> [Required task]:
Retype verbatim only the lines below, starting at the one that contains "Write a component" and ending at the one that contains "Chart.register(...registerables);". Pictures are excluded from the copy.

> [Dataset entries]:
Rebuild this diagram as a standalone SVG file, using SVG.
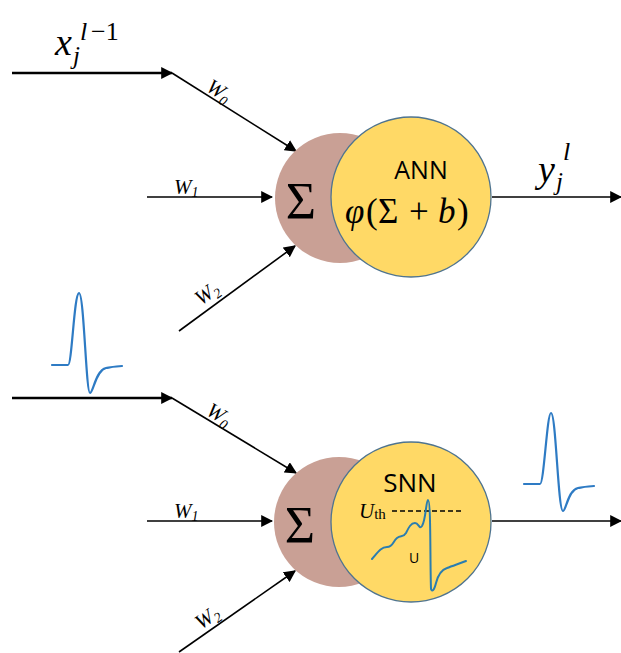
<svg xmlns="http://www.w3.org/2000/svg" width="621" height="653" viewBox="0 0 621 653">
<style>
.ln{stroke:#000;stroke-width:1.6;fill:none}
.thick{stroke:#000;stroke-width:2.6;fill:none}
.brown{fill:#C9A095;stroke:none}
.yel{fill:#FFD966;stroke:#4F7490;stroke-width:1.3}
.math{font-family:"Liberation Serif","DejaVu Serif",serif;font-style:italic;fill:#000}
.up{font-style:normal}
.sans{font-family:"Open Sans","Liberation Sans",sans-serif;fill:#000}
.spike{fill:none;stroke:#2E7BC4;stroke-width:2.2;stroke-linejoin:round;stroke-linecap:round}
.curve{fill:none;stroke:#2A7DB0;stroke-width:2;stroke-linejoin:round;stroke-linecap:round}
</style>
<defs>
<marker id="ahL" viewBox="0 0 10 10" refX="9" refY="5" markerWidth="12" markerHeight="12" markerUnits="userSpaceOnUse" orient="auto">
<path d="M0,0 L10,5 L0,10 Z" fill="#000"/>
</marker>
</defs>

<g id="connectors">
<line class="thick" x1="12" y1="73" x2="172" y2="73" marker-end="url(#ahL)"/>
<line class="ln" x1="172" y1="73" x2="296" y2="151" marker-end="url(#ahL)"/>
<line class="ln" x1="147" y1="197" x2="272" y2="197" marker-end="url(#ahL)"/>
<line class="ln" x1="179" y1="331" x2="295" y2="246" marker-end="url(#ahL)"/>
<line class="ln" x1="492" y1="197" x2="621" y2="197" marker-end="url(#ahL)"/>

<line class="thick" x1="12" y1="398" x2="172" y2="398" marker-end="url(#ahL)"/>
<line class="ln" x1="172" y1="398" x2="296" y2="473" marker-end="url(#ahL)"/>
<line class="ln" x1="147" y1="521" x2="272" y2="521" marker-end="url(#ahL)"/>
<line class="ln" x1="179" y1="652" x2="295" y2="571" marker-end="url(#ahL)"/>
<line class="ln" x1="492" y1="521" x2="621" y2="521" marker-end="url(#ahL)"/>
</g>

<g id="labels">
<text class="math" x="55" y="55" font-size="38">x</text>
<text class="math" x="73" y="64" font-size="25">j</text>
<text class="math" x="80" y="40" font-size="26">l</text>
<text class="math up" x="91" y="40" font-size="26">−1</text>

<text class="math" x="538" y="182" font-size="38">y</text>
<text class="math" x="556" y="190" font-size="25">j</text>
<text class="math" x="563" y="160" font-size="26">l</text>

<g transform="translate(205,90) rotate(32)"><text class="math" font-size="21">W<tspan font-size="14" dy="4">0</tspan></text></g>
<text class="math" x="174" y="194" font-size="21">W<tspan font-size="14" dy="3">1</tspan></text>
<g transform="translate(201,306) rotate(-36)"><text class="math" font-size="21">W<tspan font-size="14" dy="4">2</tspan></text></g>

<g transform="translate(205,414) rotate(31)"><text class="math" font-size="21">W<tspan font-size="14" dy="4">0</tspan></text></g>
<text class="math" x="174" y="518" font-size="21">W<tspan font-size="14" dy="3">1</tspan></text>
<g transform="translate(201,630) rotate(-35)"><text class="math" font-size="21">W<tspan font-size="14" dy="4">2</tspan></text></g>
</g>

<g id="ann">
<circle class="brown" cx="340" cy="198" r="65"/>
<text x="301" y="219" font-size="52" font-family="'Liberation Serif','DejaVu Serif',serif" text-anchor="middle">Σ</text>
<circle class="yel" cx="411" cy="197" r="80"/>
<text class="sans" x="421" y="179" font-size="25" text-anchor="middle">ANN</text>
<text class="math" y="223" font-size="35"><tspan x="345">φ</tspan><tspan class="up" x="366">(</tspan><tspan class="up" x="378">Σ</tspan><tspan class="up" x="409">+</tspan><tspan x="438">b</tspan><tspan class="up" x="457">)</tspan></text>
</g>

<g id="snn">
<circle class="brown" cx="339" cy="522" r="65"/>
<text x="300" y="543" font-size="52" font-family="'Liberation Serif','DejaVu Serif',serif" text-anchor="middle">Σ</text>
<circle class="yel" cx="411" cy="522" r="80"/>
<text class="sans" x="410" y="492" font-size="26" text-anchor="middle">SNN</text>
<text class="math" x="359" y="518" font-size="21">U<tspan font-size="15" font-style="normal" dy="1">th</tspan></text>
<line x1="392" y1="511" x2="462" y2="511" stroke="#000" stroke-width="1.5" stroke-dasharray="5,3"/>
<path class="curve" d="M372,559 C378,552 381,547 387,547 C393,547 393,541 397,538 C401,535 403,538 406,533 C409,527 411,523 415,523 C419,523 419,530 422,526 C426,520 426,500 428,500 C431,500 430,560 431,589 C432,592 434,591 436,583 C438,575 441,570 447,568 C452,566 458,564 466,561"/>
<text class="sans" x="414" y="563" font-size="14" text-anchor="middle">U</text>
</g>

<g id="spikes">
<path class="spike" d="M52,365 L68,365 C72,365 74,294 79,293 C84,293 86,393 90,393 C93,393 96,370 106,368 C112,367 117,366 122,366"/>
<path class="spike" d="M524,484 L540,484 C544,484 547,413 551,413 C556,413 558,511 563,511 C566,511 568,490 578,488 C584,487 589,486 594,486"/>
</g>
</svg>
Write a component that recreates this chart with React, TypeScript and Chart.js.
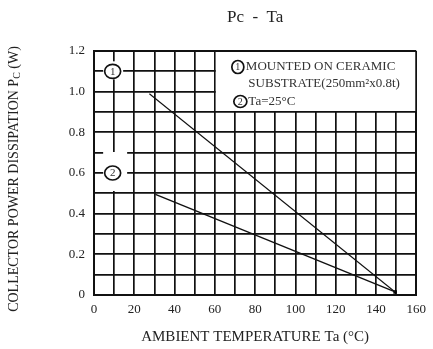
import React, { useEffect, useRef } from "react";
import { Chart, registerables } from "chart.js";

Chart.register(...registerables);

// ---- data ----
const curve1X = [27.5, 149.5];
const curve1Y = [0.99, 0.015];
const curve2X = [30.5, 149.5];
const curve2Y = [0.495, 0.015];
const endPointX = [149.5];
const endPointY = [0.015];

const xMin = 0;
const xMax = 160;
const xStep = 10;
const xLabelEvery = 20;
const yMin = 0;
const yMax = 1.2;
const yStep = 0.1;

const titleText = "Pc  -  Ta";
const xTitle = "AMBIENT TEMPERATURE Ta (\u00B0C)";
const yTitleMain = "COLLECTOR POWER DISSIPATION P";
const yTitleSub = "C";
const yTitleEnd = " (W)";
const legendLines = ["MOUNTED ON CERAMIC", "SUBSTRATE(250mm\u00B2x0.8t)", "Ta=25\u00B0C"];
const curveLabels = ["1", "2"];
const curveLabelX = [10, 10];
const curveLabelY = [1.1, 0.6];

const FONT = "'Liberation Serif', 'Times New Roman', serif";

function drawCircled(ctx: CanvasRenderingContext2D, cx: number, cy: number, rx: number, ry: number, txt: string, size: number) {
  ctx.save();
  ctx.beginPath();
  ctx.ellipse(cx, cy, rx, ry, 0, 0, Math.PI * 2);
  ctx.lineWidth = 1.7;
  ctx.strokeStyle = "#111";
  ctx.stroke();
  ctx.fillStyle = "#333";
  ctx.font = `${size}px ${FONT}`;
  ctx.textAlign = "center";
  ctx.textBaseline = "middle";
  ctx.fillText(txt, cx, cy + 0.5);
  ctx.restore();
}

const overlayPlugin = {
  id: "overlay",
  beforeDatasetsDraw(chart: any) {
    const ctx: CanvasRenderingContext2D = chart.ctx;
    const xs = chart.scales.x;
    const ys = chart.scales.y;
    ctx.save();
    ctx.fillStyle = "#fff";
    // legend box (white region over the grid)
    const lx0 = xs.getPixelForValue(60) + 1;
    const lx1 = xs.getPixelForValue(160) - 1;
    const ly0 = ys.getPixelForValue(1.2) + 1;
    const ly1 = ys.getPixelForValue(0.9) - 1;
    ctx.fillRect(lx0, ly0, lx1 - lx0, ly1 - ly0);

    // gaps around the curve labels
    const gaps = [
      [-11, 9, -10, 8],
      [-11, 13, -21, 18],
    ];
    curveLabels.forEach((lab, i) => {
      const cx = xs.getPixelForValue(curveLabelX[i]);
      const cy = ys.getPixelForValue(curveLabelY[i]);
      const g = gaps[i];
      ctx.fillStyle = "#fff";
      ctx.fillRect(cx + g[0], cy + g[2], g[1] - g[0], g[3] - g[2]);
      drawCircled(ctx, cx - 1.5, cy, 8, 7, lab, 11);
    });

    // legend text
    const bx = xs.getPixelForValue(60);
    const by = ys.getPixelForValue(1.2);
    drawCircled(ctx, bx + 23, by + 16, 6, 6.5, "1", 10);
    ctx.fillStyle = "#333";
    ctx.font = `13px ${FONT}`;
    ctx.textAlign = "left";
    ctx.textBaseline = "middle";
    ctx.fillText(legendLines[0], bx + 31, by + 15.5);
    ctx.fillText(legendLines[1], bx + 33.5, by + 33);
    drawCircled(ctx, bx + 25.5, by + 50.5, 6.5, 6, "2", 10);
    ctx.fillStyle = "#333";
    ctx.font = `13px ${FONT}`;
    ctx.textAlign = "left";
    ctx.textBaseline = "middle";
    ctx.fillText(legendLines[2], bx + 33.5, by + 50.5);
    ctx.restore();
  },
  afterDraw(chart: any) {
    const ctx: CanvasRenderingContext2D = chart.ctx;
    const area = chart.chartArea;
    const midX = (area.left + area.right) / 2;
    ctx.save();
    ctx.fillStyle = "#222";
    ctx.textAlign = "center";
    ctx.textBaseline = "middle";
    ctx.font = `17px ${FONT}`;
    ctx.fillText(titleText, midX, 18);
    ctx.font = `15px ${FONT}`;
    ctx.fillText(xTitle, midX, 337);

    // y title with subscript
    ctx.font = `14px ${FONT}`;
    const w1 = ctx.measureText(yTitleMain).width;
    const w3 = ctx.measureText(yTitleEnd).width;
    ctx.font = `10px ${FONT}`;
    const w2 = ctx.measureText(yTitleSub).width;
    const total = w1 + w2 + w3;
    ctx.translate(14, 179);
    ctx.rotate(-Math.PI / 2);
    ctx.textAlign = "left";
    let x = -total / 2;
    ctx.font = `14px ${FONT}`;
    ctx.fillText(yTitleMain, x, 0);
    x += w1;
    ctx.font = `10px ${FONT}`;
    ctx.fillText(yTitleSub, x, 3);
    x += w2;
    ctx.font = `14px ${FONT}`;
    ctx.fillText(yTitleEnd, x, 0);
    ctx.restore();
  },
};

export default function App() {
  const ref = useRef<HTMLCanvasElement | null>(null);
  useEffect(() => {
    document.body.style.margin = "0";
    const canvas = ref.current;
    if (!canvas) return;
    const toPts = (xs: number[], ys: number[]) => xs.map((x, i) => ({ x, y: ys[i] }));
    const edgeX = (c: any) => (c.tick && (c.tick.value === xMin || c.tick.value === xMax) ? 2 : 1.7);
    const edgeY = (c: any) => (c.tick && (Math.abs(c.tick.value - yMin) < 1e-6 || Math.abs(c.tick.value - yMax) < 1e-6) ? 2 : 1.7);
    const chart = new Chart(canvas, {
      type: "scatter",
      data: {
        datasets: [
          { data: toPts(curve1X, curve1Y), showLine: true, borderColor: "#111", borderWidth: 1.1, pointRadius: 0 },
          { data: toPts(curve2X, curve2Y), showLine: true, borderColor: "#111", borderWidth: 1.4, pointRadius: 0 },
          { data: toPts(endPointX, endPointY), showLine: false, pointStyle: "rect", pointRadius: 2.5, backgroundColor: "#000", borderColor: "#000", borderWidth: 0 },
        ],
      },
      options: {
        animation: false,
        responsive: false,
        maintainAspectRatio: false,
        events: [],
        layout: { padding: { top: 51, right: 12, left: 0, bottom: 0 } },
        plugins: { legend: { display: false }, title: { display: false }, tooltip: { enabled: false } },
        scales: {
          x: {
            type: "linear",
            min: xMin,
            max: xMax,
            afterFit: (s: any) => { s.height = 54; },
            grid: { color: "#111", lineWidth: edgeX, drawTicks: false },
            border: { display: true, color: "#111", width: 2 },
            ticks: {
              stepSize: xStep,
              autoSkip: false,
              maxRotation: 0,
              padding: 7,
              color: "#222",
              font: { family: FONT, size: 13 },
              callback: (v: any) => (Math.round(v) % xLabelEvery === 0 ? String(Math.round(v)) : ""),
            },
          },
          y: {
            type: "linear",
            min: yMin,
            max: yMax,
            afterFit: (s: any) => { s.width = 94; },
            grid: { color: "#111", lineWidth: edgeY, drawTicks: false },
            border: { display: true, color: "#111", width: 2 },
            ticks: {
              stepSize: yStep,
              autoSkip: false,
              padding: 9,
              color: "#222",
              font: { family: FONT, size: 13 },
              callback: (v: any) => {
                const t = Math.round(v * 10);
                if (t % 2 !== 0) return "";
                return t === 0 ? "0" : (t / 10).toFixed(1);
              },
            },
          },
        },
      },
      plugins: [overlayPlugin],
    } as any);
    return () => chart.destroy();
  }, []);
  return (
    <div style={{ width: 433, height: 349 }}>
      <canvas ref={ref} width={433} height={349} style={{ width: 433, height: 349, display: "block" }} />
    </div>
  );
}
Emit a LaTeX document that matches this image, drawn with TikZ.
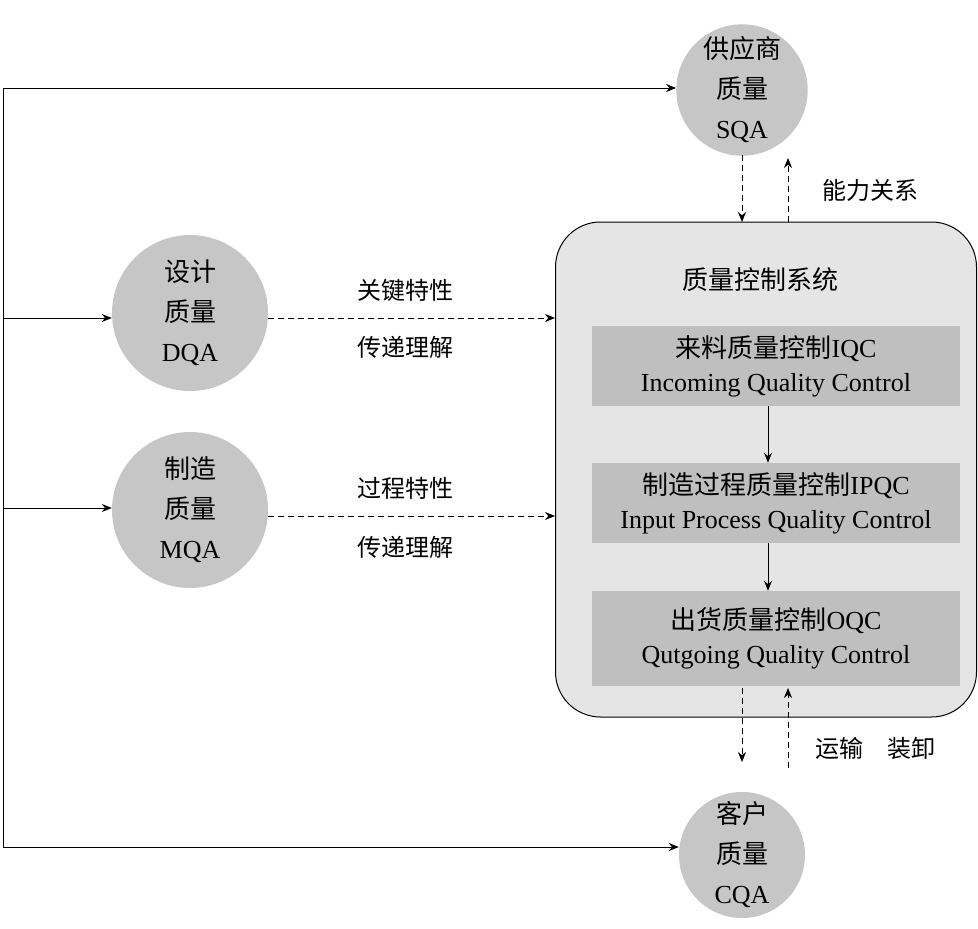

> [Solution to this task]:
Write a component that recreates this chart with React, TypeScript and Chart.js.
import React, { useEffect, useRef } from "react";
import { Chart, registerables } from "chart.js";

Chart.register(...registerables);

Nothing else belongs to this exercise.